===== Supplied material
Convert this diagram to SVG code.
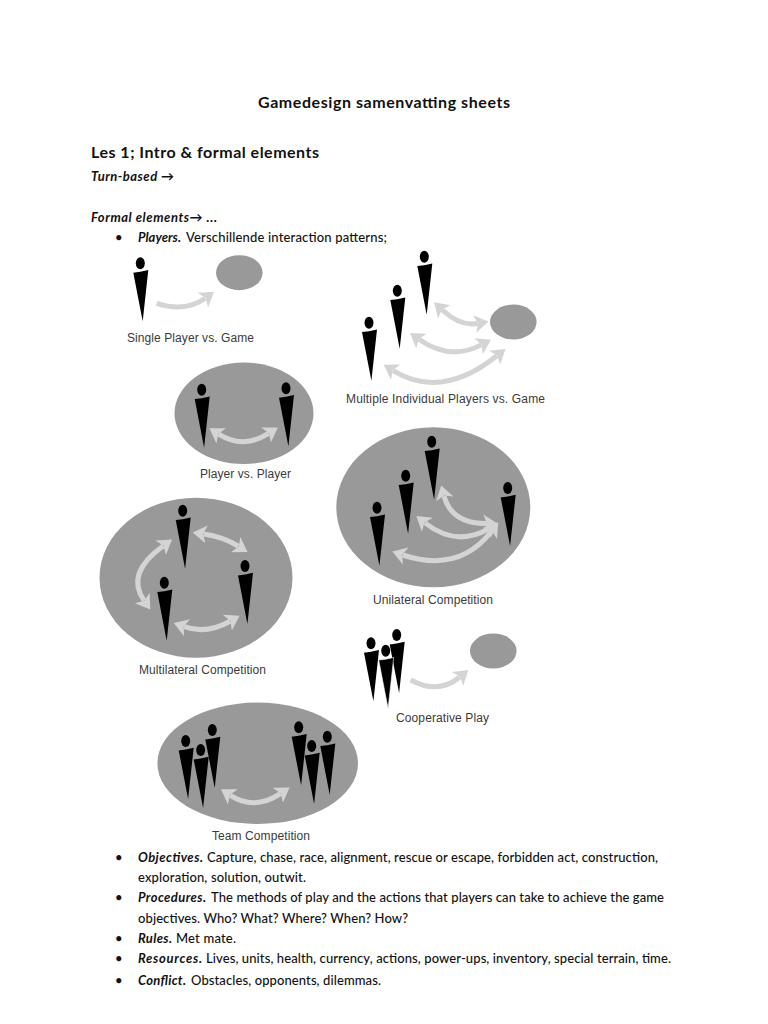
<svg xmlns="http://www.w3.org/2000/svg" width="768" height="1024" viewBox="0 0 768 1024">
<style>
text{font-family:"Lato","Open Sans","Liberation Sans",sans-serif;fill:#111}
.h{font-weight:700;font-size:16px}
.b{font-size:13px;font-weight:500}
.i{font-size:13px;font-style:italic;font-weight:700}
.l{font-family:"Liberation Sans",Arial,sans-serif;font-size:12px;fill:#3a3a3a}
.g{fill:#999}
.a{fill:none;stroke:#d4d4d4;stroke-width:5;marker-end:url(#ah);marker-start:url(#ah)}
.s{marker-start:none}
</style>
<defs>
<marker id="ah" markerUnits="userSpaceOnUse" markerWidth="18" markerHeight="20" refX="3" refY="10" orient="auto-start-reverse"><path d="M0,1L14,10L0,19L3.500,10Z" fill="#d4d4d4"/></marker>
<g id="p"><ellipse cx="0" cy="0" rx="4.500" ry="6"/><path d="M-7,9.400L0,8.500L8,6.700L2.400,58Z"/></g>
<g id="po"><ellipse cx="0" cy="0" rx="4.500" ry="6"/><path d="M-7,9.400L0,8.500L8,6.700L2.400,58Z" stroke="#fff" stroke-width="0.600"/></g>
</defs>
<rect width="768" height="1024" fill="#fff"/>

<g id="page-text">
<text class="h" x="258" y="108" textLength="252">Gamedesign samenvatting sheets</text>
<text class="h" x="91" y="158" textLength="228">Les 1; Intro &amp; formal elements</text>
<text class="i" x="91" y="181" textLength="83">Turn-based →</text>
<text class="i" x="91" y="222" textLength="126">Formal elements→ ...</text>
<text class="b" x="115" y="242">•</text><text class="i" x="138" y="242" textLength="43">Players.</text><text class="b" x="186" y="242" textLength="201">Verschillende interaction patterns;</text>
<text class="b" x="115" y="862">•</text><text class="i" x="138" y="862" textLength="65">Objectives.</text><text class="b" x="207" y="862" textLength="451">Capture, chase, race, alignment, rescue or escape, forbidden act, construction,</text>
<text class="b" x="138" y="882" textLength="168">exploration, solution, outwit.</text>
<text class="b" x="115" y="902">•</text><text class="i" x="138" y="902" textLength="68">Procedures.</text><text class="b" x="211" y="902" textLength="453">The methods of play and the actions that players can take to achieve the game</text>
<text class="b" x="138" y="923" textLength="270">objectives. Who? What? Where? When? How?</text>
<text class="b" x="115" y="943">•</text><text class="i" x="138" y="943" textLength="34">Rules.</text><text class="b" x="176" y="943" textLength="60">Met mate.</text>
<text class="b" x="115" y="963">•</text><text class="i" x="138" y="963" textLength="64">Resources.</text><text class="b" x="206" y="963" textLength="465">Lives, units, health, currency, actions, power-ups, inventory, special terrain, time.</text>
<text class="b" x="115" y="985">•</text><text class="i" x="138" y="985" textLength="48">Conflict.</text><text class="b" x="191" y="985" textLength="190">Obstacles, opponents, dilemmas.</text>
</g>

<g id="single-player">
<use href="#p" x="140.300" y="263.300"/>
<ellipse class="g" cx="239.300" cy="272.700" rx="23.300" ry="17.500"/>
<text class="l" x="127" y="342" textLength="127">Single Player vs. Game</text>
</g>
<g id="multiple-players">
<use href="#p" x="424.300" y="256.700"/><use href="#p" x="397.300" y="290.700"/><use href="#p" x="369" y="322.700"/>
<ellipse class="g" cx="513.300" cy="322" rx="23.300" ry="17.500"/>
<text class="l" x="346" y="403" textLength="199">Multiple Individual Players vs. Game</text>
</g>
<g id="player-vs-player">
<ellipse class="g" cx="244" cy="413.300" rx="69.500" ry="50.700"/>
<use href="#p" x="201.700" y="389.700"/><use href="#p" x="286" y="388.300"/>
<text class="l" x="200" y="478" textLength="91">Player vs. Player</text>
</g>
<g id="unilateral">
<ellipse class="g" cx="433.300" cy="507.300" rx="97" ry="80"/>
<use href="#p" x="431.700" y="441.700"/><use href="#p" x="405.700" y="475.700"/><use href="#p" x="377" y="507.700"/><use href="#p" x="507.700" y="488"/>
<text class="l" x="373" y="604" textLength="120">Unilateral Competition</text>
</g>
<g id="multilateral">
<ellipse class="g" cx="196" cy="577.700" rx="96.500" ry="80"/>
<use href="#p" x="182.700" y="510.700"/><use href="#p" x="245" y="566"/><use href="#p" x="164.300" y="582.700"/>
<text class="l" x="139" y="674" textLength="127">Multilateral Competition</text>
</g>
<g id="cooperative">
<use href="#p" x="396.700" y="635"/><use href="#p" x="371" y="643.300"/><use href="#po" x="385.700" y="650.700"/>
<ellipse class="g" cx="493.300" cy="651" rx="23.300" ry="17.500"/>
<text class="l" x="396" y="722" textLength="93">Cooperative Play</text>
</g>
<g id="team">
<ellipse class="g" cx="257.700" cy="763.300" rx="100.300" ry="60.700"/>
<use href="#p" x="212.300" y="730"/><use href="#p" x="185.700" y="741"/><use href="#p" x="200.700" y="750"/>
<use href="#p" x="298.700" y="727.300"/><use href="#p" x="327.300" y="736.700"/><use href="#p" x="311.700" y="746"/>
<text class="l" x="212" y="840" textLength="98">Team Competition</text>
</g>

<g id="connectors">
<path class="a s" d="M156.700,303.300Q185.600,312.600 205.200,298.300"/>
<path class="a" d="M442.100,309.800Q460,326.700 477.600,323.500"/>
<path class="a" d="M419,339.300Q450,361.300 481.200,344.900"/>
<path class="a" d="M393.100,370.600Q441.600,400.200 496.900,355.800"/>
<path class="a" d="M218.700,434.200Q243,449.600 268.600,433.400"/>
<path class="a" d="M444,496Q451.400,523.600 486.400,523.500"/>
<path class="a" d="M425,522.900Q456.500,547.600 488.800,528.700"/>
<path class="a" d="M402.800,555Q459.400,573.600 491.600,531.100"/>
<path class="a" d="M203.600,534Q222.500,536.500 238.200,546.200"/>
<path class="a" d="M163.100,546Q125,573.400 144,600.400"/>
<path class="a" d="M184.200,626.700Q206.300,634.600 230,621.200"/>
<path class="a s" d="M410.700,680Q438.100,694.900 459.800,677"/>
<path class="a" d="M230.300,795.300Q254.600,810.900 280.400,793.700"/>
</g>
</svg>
==========
_Work to be completed:_
Restate the whole of the material word for word without the pictures.

_Solution to the exercise:_
Convert this diagram to SVG code.
<svg xmlns="http://www.w3.org/2000/svg" width="768" height="1024" viewBox="0 0 768 1024">
<style>
text{font-family:"Lato","Open Sans","Liberation Sans",sans-serif;fill:#111}
.h{font-weight:700;font-size:16px}
.b{font-size:13px;font-weight:500}
.i{font-size:13px;font-style:italic;font-weight:700}
.l{font-family:"Liberation Sans",Arial,sans-serif;font-size:12px;fill:#3a3a3a}
.g{fill:#999}
.a{fill:none;stroke:#d4d4d4;stroke-width:5;marker-end:url(#ah);marker-start:url(#ah)}
.s{marker-start:none}
</style>
<defs>
<marker id="ah" markerUnits="userSpaceOnUse" markerWidth="18" markerHeight="20" refX="3" refY="10" orient="auto-start-reverse"><path d="M0,1L14,10L0,19L3.500,10Z" fill="#d4d4d4"/></marker>
<g id="p"><ellipse cx="0" cy="0" rx="4.500" ry="6"/><path d="M-7,9.400L0,8.500L8,6.700L2.400,58Z"/></g>
<g id="po"><ellipse cx="0" cy="0" rx="4.500" ry="6"/><path d="M-7,9.400L0,8.500L8,6.700L2.400,58Z" stroke="#fff" stroke-width="0.600"/></g>
</defs>
<rect width="768" height="1024" fill="#fff"/>

<g id="page-text">
<text class="h" x="258" y="108" textLength="252">Gamedesign samenvatting sheets</text>
<text class="h" x="91" y="158" textLength="228">Les 1; Intro &amp; formal elements</text>
<text class="i" x="91" y="181" textLength="83">Turn-based →</text>
<text class="i" x="91" y="222" textLength="126">Formal elements→ ...</text>
<text class="b" x="115" y="242">•</text><text class="i" x="138" y="242" textLength="43">Players.</text><text class="b" x="186" y="242" textLength="201">Verschillende interaction patterns;</text>
<text class="b" x="115" y="862">•</text><text class="i" x="138" y="862" textLength="65">Objectives.</text><text class="b" x="207" y="862" textLength="451">Capture, chase, race, alignment, rescue or escape, forbidden act, construction,</text>
<text class="b" x="138" y="882" textLength="168">exploration, solution, outwit.</text>
<text class="b" x="115" y="902">•</text><text class="i" x="138" y="902" textLength="68">Procedures.</text><text class="b" x="211" y="902" textLength="453">The methods of play and the actions that players can take to achieve the game</text>
<text class="b" x="138" y="923" textLength="270">objectives. Who? What? Where? When? How?</text>
<text class="b" x="115" y="943">•</text><text class="i" x="138" y="943" textLength="34">Rules.</text><text class="b" x="176" y="943" textLength="60">Met mate.</text>
<text class="b" x="115" y="963">•</text><text class="i" x="138" y="963" textLength="64">Resources.</text><text class="b" x="206" y="963" textLength="465">Lives, units, health, currency, actions, power-ups, inventory, special terrain, time.</text>
<text class="b" x="115" y="985">•</text><text class="i" x="138" y="985" textLength="48">Conflict.</text><text class="b" x="191" y="985" textLength="190">Obstacles, opponents, dilemmas.</text>
</g>

<g id="single-player">
<use href="#p" x="140.300" y="263.300"/>
<ellipse class="g" cx="239.300" cy="272.700" rx="23.300" ry="17.500"/>
<text class="l" x="127" y="342" textLength="127">Single Player vs. Game</text>
</g>
<g id="multiple-players">
<use href="#p" x="424.300" y="256.700"/><use href="#p" x="397.300" y="290.700"/><use href="#p" x="369" y="322.700"/>
<ellipse class="g" cx="513.300" cy="322" rx="23.300" ry="17.500"/>
<text class="l" x="346" y="403" textLength="199">Multiple Individual Players vs. Game</text>
</g>
<g id="player-vs-player">
<ellipse class="g" cx="244" cy="413.300" rx="69.500" ry="50.700"/>
<use href="#p" x="201.700" y="389.700"/><use href="#p" x="286" y="388.300"/>
<text class="l" x="200" y="478" textLength="91">Player vs. Player</text>
</g>
<g id="unilateral">
<ellipse class="g" cx="433.300" cy="507.300" rx="97" ry="80"/>
<use href="#p" x="431.700" y="441.700"/><use href="#p" x="405.700" y="475.700"/><use href="#p" x="377" y="507.700"/><use href="#p" x="507.700" y="488"/>
<text class="l" x="373" y="604" textLength="120">Unilateral Competition</text>
</g>
<g id="multilateral">
<ellipse class="g" cx="196" cy="577.700" rx="96.500" ry="80"/>
<use href="#p" x="182.700" y="510.700"/><use href="#p" x="245" y="566"/><use href="#p" x="164.300" y="582.700"/>
<text class="l" x="139" y="674" textLength="127">Multilateral Competition</text>
</g>
<g id="cooperative">
<use href="#p" x="396.700" y="635"/><use href="#p" x="371" y="643.300"/><use href="#po" x="385.700" y="650.700"/>
<ellipse class="g" cx="493.300" cy="651" rx="23.300" ry="17.500"/>
<text class="l" x="396" y="722" textLength="93">Cooperative Play</text>
</g>
<g id="team">
<ellipse class="g" cx="257.700" cy="763.300" rx="100.300" ry="60.700"/>
<use href="#p" x="212.300" y="730"/><use href="#p" x="185.700" y="741"/><use href="#p" x="200.700" y="750"/>
<use href="#p" x="298.700" y="727.300"/><use href="#p" x="327.300" y="736.700"/><use href="#p" x="311.700" y="746"/>
<text class="l" x="212" y="840" textLength="98">Team Competition</text>
</g>

<g id="connectors">
<path class="a s" d="M156.700,303.300Q185.600,312.600 205.200,298.300"/>
<path class="a" d="M442.100,309.800Q460,326.700 477.600,323.500"/>
<path class="a" d="M419,339.300Q450,361.300 481.200,344.900"/>
<path class="a" d="M393.100,370.600Q441.600,400.200 496.900,355.800"/>
<path class="a" d="M218.700,434.200Q243,449.600 268.600,433.400"/>
<path class="a" d="M444,496Q451.400,523.600 486.400,523.500"/>
<path class="a" d="M425,522.900Q456.500,547.600 488.800,528.700"/>
<path class="a" d="M402.800,555Q459.400,573.600 491.600,531.100"/>
<path class="a" d="M203.600,534Q222.500,536.500 238.200,546.200"/>
<path class="a" d="M163.100,546Q125,573.400 144,600.400"/>
<path class="a" d="M184.200,626.700Q206.300,634.600 230,621.200"/>
<path class="a s" d="M410.700,680Q438.100,694.900 459.800,677"/>
<path class="a" d="M230.300,795.300Q254.600,810.900 280.400,793.700"/>
</g>
</svg>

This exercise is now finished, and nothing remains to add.